O tempo, dizem os analistas, joga a favor de Chávez. A oposição, que pedia novas eleições, agora voltou suas energias para organizar um referendo não-obrigatório sobre o mandato de Chávez no dia 2 de fevereiro. A Suprema Corte ainda deve se pronunciar sobre a legalidade dessa votação. Em todo caso, qualquer que seja o resultado, o presidente diz que pretende ficar no poder.
Mas o preço para a economia venezuelana, os analistas concordam, é quase insustentável.
Chávez pode ter sucesso em assegurar seu controle sobre a PDVSA, mas, por ora, ela não está produzindo muito. No mês passado, as exportações da empresa desabaram de mais de 2,5 milhões de barris ao dia para menos de 2 milhões em todo o mês.
O economista Ramón Espinasa, ex-executivo da PDVSA e consultor do BID (Banco Interamericano de Desenvolvimento), diz que, sem a retomada da produção, o PIB (Produto Interno Bruto) venezuelano provavelmente cairia até 10% neste ano.
O governo já começou a gastar suas reservas e provavelmente será forçado a emitir mais moeda neste ano, o que poderia catapultar a inflação de seu já preocupante nível de 30%. Outros analistas prevêem uma onda de quebras, desemprego e migrações que poderiam mexer com a economia por vários meses.
Além dos problemas econômicos, semanas de uma carregada disputa retórica entre Chávez e seus opositores deixaram os nervos da nação expostos. As divisões sociais que há tempos marcam a vida no país se transformaram em campos minados.
De um lado, Chávez, um ex-pára-quedista que se considera o campeão dos pobres, se recusa a fazer concessões nas negociações com seus opositores, chamando seus líderes de "terroristas" e "golpistas". Enquanto isso, o chamado à violência, antes escondido, agora é feito abertamente na mídia controlada pela oposição e nas marchas opositoras.
Mesmo com as perspectivas sombrias para a Venezuela em 2003, Chávez se vangloria de sua força. Ele se gaba de que os países vizinhos correram em sua ajuda, enviando carregamentos de alimentos e gasolina que ajudaram o governo a atender às necessidades mais prementes do país. Ele disse que buscaria especialistas em petróleo estrangeiros para recolocar em funcionamento os poços e as refinarias. Ele prometeu normalizar a indústria petrolífera dentro de um mês.
A maioria das pessoas acredita que o otimismo de Chávez seja exagerado. A PDVSA tem algumas das mais sofisticadas instalações de refino do mundo, segundo os executivos em greve.
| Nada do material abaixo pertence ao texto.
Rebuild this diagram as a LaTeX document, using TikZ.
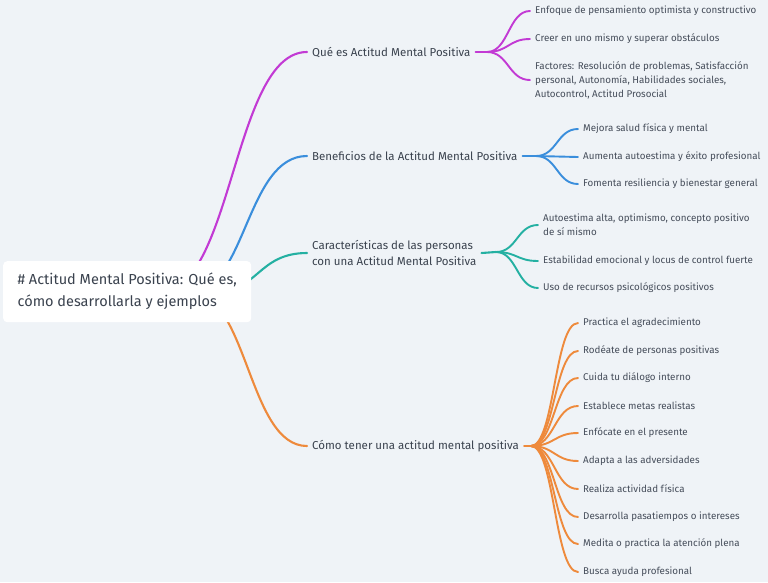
\documentclass[tikz,border=0pt]{standalone}
\usepackage{fontspec}
\setmainfont{Fira Sans}
\usetikzlibrary{calc}
\definecolor{bgc}{HTML}{EFF3F7}
\definecolor{cpur}{HTML}{C23AD4}
\definecolor{cblu}{HTML}{3A8EDC}
\definecolor{ctea}{HTML}{24B0A2}
\definecolor{cora}{HTML}{EE8A3C}
\definecolor{txt}{HTML}{3A424E}
\definecolor{txtc}{HTML}{454D5A}
\pgfdeclarelayer{bglayer}
\pgfdeclarelayer{lines}
\pgfsetlayers{bglayer,lines,main}
\tikzset{
  rootbox/.style={fill=white, rounded corners=4pt, anchor=north west, minimum width=248pt, minimum height=61pt, inner xsep=13pt, align=left, text=txt, font=\fontsize{14.5}{22}\selectfont},
  branchnode/.style={anchor=west, inner xsep=5pt, inner ysep=2pt, align=left, text=txt, font=\fontsize{11.5}{16}\selectfont},
  childnode/.style={anchor=west, inner xsep=5pt, inner ysep=2pt, align=left, text=txtc, font=\fontsize{9.8}{14}\selectfont},
  mainline/.style={line width=2.1pt, line cap=round},
  subline/.style={line width=1.9pt, line cap=round},
}
\newcommand{\forkto}[3]{%
  \draw[subline,#3] let \p1=(#1), \p2=(#2.west) in (\p1) .. controls ({(\x1+\x2)/2},\y1) and ({(\x1+\x2)/2},\y2) .. (\p2);}
\begin{document}
\begin{tikzpicture}[x=1pt,y=-1pt]
\begin{pgfonlayer}{bglayer}
\fill[bgc] (0,0) rectangle (768,582);
\end{pgfonlayer}
\useasboundingbox (0,0) rectangle (768,582);

% root
\node[rootbox] (root) at (3,261) {\# Actitud Mental Positiva: Qué es,\\cómo desarrollarla y ejemplos};
\coordinate (o1) at (160,292);
\coordinate (o2) at (190,292);
\coordinate (o3) at (215,292);
\coordinate (o4) at (190,292);

% branches
\node[branchnode] (b1) at (307,52) {Qué es Actitud Mental Positiva};
\node[branchnode] (b2) at (307,156) {Beneficios de la Actitud Mental Positiva};
\node[branchnode] (b3) at (307,253) {Características de las personas\\con una Actitud Mental Positiva};
\node[branchnode] (b4) at (307,446) {Cómo tener una actitud mental positiva};

\coordinate (f1) at (487,52);
\coordinate (f2) at (536,156);
\coordinate (f3) at (496,252);
\coordinate (f4) at (531,446);

% children purple
\node[childnode] (p1) at (530,11) {Enfoque de pensamiento optimista y constructivo};
\node[childnode] (p2) at (530,39) {Creer en uno mismo y superar obstáculos};
\node[childnode] (p3) at (530,80) {Factores: Resolución de problemas, Satisfacción\\personal, Autonomía, Habilidades sociales,\\Autocontrol, Actitud Prosocial};
% children blue
\node[childnode] (q1) at (578,129) {Mejora salud física y mental};
\node[childnode] (q2) at (578,157) {Aumenta autoestima y éxito profesional};
\node[childnode] (q3) at (578,184) {Fomenta resiliencia y bienestar general};
% children teal
\node[childnode] (t1) at (538,225) {Autoestima alta, optimismo, concepto positivo\\de sí mismo};
\node[childnode] (t2) at (538,261) {Estabilidad emocional y locus de control fuerte};
\node[childnode] (t3) at (538,288) {Uso de recursos psicológicos positivos};
% children orange
\node[childnode] (r1) at (578,323) {Practica el agradecimiento};
\node[childnode] (r2) at (578,351) {Rodéate de personas positivas};
\node[childnode] (r3) at (578,378) {Cuida tu diálogo interno};
\node[childnode] (r4) at (578,406) {Establece metas realistas};
\node[childnode] (r5) at (578,433) {Enfócate en el presente};
\node[childnode] (r6) at (578,461) {Adapta a las adversidades};
\node[childnode] (r7) at (578,489) {Realiza actividad física};
\node[childnode] (r8) at (578,517) {Desarrolla pasatiempos o intereses};
\node[childnode] (r9) at (578,544) {Medita o practica la atención plena};
\node[childnode] (r10) at (578,572) {Busca ayuda profesional};

\begin{pgfonlayer}{lines}
% root to branches
\draw[mainline,cpur] (o1) .. controls (233,292) and (233,52) .. (b1.west);
\draw[mainline,cblu] (o2) .. controls (246,292) and (246,156) .. (b2.west);
\draw[mainline,ctea] (o3) .. controls (258,292) and (258,253) .. (b3.west);
\draw[mainline,cora] (o4) .. controls (248,292) and (248,446) .. (b4.west);
% branch stubs
\draw[mainline,cpur] (b1.east) -- (f1);
\draw[mainline,cblu] (b2.east) -- (f2);
\draw[mainline,ctea] (b3.east) -- (f3);
\draw[mainline,cora] (b4.east) -- (f4);
% forks
\forkto{f1}{p1}{cpur}\forkto{f1}{p2}{cpur}\forkto{f1}{p3}{cpur}
\forkto{f2}{q1}{cblu}\forkto{f2}{q2}{cblu}\forkto{f2}{q3}{cblu}
\forkto{f3}{t1}{ctea}\forkto{f3}{t2}{ctea}\forkto{f3}{t3}{ctea}
\forkto{f4}{r1}{cora}\forkto{f4}{r2}{cora}\forkto{f4}{r3}{cora}\forkto{f4}{r4}{cora}\forkto{f4}{r5}{cora}
\forkto{f4}{r6}{cora}\forkto{f4}{r7}{cora}\forkto{f4}{r8}{cora}\forkto{f4}{r9}{cora}\forkto{f4}{r10}{cora}
\end{pgfonlayer}
\end{tikzpicture}
\end{document}
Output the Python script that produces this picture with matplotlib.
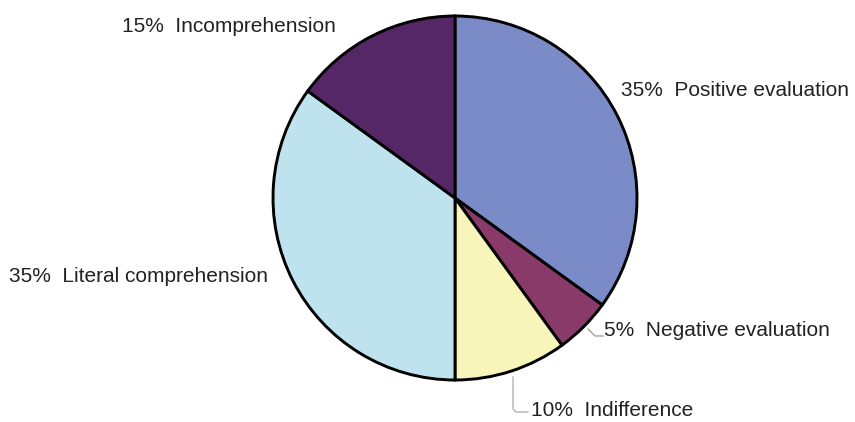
import matplotlib
matplotlib.use("Agg")
import matplotlib.pyplot as plt

categories = ["Positive evaluation", "Negative evaluation", "Indifference",
              "Literal comprehension", "Incomprehension"]
values = [35, 5, 10, 35, 15]
colors = ["#7b8bc7", "#8a3a69", "#f7f5b9", "#bee3ee", "#562767"]

W, H = 855, 422
fig = plt.figure(figsize=(W / 100, H / 100), dpi=100)
ax = fig.add_axes([0, 0, 1, 1])

def Y(y):
    return H - y

cx, cy, r = 455, 198, 182
ax.pie(values, colors=colors, startangle=90, counterclock=False,
       center=(cx, Y(cy)), radius=r,
       wedgeprops=dict(edgecolor="black", linewidth=2.1), frame=True)
ax.set_xlim(0, W)
ax.set_ylim(0, H)
ax.set_aspect("equal")
ax.axis("off")

font = dict(family="Liberation Sans", fontsize=15, color="#222222", va="center")
labels = [f"{v}%  {c}" for v, c in zip(values, categories)]
ax.text(621, Y(91), labels[0], ha="left", **font)
ax.text(604, Y(330), labels[1], ha="left", **font)
ax.text(531, Y(411), labels[2], ha="left", **font)
ax.text(9, Y(277), labels[3], ha="left", **font)
ax.text(122, Y(27), labels[4], ha="left", **font)

# leader lines
ax.plot([588, 595, 603], [Y(329), Y(336), Y(336)], color="#999999", lw=0.9)
ax.plot([513, 513, 516, 528], [Y(377), Y(409), Y(412), Y(412)], color="#aaaaaa", lw=0.9)

fig.savefig("out.png", dpi=100)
Elas precisariam se manter em atividade para continuar funcionando adequadamente; quanto mais tempo elas ficarem paradas, mais tempo levará a normalização.
Larry Birns, diretor do Conselho sobre Assuntos do Hemisfério, com sede em Washington, diz que a estratégia da oposição pode explodir antes do tempo.
"A oposição contava com que as pessoas ficassem cansadas do presidente Chávez", diz. "Mas a oposição provocou esta crise, e Chávez tem todo o direito de tentar consertar a situação."